→ Written problem: Extract the lines that carry the string "Write" from the listing.
-------- Material provided --------
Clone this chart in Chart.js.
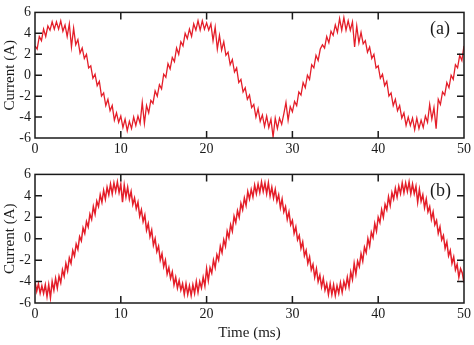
--------
-------- Material provided --------
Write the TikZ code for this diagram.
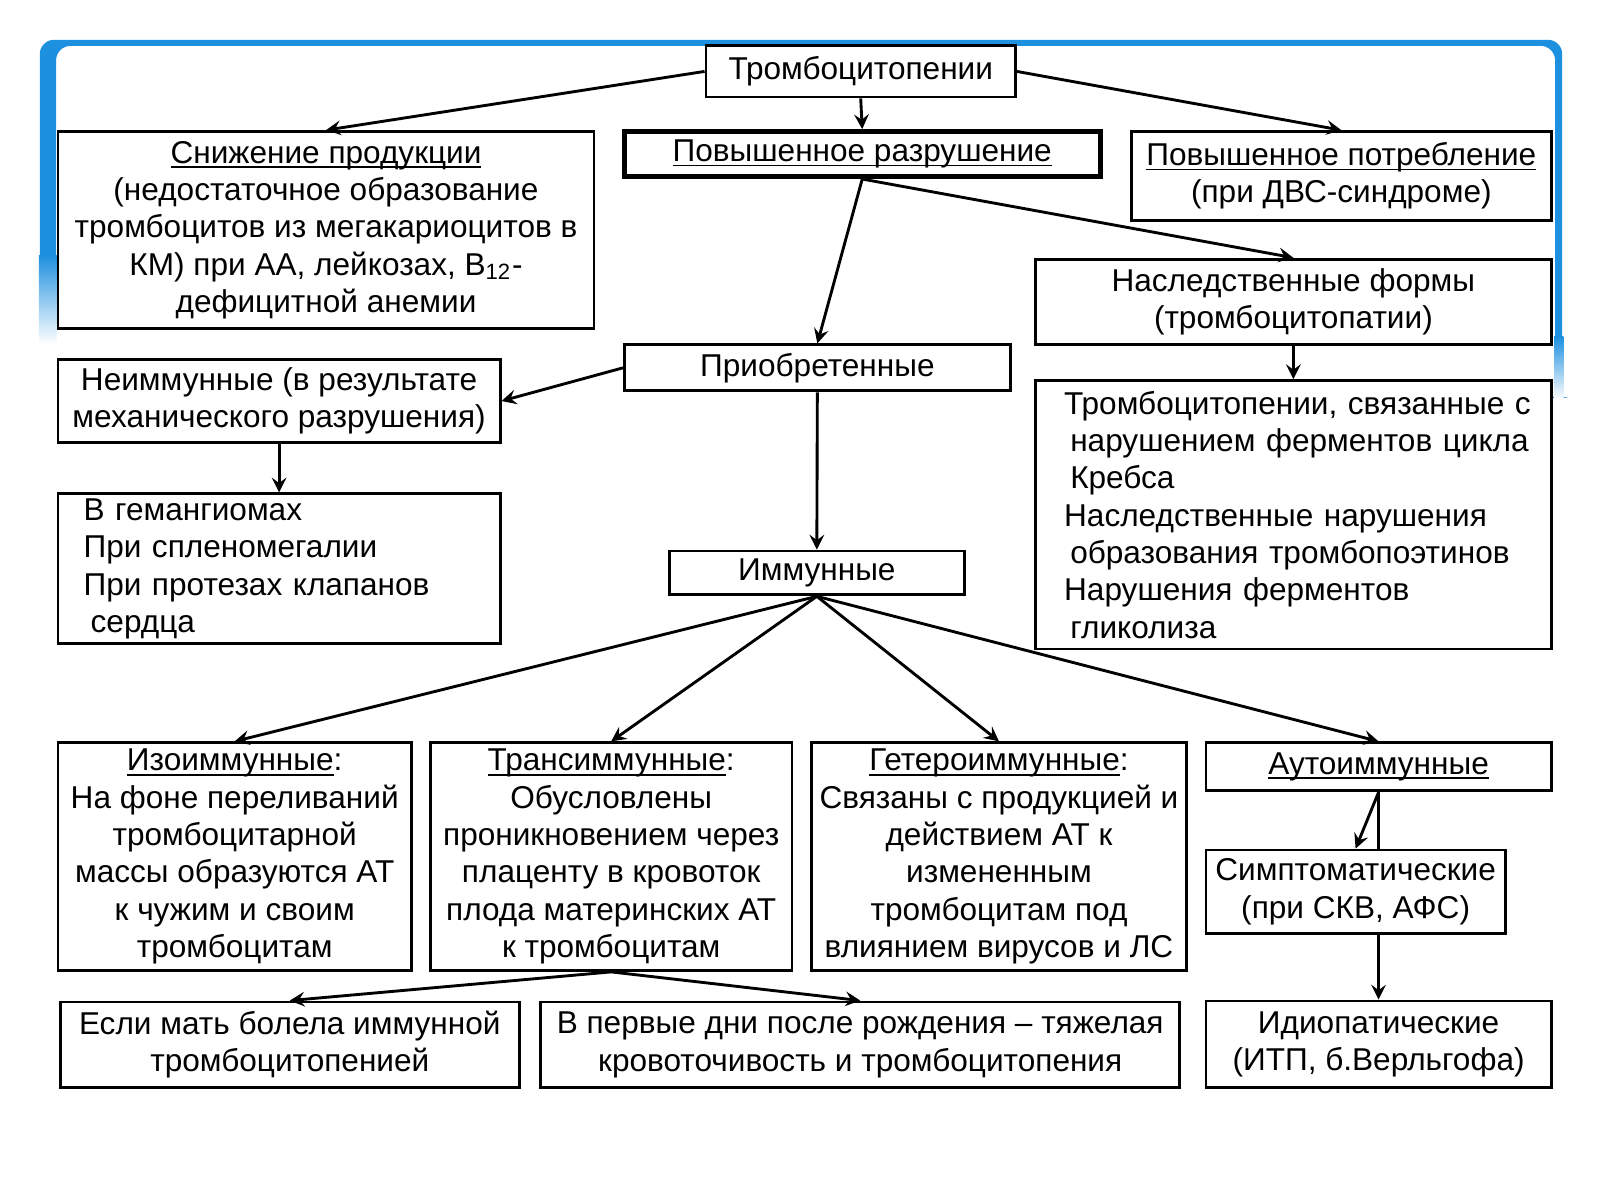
--------
-------- Material provided --------
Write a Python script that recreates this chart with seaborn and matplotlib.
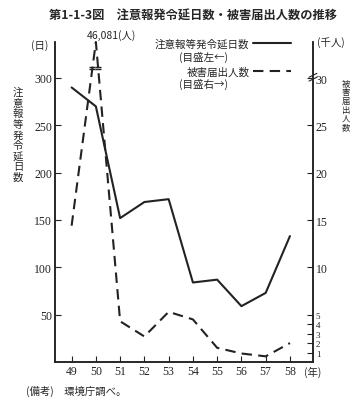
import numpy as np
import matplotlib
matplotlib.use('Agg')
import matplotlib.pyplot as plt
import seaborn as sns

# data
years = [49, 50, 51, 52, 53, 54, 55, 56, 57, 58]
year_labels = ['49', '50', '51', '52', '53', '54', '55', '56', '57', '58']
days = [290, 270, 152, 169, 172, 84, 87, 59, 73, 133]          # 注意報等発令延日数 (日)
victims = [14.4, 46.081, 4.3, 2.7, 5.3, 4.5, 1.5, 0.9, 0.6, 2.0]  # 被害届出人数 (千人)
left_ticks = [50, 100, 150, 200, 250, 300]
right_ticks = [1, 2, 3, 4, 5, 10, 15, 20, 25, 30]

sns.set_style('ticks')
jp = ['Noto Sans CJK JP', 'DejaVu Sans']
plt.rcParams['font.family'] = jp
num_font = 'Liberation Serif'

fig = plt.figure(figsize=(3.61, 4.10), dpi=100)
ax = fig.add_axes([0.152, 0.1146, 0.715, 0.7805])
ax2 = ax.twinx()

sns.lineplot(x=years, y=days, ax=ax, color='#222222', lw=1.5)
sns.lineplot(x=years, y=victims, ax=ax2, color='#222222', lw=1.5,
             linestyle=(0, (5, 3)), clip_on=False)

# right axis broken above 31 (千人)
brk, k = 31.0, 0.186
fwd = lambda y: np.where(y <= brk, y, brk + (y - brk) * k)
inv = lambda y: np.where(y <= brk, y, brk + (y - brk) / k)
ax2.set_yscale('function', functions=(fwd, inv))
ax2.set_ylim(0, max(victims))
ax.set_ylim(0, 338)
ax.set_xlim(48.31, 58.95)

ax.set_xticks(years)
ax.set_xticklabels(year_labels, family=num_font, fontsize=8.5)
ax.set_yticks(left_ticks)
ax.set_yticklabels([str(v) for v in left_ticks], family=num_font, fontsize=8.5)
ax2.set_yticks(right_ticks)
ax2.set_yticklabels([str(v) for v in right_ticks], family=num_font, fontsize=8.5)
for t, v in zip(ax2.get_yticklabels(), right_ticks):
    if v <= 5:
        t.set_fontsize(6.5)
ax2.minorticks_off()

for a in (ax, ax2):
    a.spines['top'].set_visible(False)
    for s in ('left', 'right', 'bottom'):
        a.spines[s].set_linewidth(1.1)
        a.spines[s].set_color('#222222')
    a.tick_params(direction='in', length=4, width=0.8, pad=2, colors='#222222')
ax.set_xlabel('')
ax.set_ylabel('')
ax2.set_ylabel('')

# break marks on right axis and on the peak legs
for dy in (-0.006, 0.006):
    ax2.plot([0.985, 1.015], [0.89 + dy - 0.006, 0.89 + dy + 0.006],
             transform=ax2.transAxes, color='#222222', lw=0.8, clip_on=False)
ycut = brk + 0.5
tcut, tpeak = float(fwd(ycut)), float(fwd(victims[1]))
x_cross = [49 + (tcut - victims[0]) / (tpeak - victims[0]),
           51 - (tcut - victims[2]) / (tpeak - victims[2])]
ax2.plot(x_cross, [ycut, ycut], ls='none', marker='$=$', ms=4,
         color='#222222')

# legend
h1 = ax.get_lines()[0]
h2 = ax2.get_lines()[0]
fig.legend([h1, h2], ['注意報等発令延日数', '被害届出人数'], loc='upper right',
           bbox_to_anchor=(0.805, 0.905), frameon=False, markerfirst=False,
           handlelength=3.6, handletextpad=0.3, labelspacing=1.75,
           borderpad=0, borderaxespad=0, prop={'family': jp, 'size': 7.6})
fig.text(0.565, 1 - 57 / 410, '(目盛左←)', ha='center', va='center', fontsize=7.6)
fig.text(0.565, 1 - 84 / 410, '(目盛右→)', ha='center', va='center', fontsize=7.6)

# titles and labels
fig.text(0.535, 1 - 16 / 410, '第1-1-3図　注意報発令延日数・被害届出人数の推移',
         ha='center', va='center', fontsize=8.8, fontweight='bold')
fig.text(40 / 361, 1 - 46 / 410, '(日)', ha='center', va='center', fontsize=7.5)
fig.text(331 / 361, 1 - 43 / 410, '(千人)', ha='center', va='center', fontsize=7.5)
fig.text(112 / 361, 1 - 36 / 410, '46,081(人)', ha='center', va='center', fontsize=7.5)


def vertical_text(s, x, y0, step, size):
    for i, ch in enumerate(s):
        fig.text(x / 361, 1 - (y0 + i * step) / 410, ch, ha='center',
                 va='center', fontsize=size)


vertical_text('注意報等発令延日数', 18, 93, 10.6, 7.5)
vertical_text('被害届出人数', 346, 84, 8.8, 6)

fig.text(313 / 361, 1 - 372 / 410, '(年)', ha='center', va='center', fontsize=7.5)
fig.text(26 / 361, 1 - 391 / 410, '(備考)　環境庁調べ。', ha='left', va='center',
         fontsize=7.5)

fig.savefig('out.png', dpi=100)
--------
→ Complete output:
Write the TikZ code for this diagram.
Write a Python script that recreates this chart with seaborn and matplotlib.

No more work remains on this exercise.